И все было бы замечательно, если бы какие-то виды обслуживания — почта, например, или часть общественного транспорта — не находились и здесь в руках государства, что приближает их по типу к социалистическим предприятиям, и хотя до настоящего хамства здешняя почта еще не дошла, но именно здесь я видел молодую женщину за конторкой, с наушниками и с магнитофоном на поясе, которая, глядя на вас, как на целлофановый мешок, слушала одновременно рок-песенки и даже как-то слегка агонизировала в такт. С тех пор я чаще всего пользуюсь услугами частной почтовой компании «Юпиэс», и здесь мне девушки улыбаются так, что поневоле ждешь — вот она назначит тебе в конце разговора свидание, но даже после того, как этого, увы, не происходит, ты все равно оказываешься на улице более или менее довольный собой.

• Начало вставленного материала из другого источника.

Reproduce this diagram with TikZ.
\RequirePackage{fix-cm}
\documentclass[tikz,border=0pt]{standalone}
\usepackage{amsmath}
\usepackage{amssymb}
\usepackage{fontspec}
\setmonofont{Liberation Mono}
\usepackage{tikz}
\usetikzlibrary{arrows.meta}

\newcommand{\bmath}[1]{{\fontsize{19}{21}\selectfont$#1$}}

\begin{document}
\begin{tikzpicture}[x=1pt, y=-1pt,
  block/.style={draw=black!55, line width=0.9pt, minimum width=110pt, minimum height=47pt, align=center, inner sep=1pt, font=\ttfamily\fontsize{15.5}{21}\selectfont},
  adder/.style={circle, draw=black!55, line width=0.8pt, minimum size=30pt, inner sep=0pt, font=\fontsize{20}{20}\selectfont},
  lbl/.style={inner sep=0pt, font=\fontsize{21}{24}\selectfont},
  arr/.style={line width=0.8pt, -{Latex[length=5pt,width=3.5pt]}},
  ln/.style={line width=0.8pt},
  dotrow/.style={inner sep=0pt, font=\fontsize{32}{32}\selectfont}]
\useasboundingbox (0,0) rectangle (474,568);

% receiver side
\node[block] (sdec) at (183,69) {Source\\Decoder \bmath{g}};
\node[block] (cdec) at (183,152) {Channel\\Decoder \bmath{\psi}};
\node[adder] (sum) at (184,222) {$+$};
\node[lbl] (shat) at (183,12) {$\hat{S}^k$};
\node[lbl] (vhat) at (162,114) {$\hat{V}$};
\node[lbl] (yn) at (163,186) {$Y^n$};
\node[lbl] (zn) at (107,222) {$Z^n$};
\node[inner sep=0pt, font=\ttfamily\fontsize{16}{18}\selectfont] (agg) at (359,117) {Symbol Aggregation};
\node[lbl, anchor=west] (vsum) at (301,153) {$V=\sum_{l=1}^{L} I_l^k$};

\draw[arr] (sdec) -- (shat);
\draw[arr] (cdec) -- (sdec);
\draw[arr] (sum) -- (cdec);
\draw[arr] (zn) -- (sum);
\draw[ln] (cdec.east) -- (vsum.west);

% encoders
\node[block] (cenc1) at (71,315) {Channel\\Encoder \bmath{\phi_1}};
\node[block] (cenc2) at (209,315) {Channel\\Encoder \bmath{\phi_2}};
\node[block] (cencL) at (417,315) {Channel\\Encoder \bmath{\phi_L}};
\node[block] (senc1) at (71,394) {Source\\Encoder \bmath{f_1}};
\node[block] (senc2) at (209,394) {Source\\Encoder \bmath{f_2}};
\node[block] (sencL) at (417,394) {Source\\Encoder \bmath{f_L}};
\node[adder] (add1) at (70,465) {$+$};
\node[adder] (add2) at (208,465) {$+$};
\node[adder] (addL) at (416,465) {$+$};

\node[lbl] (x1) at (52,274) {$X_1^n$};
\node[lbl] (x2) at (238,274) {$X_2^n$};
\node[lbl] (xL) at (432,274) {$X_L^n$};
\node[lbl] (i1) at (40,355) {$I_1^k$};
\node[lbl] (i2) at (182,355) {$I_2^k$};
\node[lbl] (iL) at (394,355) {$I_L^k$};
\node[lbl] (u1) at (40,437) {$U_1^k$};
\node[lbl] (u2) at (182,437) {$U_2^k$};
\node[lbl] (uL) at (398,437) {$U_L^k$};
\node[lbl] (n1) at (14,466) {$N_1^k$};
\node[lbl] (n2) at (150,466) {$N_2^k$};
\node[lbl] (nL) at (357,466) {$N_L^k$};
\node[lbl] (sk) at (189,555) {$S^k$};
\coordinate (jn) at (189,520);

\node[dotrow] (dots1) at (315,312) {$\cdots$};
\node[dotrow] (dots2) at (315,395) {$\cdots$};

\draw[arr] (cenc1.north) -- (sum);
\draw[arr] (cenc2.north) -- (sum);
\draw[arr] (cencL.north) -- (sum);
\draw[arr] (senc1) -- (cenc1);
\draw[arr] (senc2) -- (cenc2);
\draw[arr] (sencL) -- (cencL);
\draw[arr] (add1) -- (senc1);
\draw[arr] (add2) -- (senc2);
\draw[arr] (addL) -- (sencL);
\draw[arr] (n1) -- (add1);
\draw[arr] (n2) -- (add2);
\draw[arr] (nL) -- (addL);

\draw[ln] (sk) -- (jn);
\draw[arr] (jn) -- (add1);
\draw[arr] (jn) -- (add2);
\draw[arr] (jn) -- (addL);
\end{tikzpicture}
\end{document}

Когда я был маленьким, то страшно завидовал взрослым, которые имели основания заглядывать в почтовый ящик и время от времени доставали оттуда письма, украшенные пестрыми марками и таинственными штемпелями. Высокое право писать и получать письма казалось мне недосягаемой привилегией зрелости. Лет до десяти я вообще не получал писем, а затем побывал летом 52-го года в пионерском лагере «Артек», познакомился там с мальчиками разных национальностей, и после этого раза два-три в год получал письма то из Средней Азии, то из Прибалтики, то с Украины примерно такого содержания: «Я учусь на пятерки и четверки, активно занимаюсь физкультурой, ухаживаю за зелеными насаждениями, два раза прочитал книгу «Мальчик из Уржума», в нашем городе много достопримечательностей, с пионерским приветом — такой-то». Иногда эти письма заканчивались неформальной фразой: «Жду ответа, как соловей лета».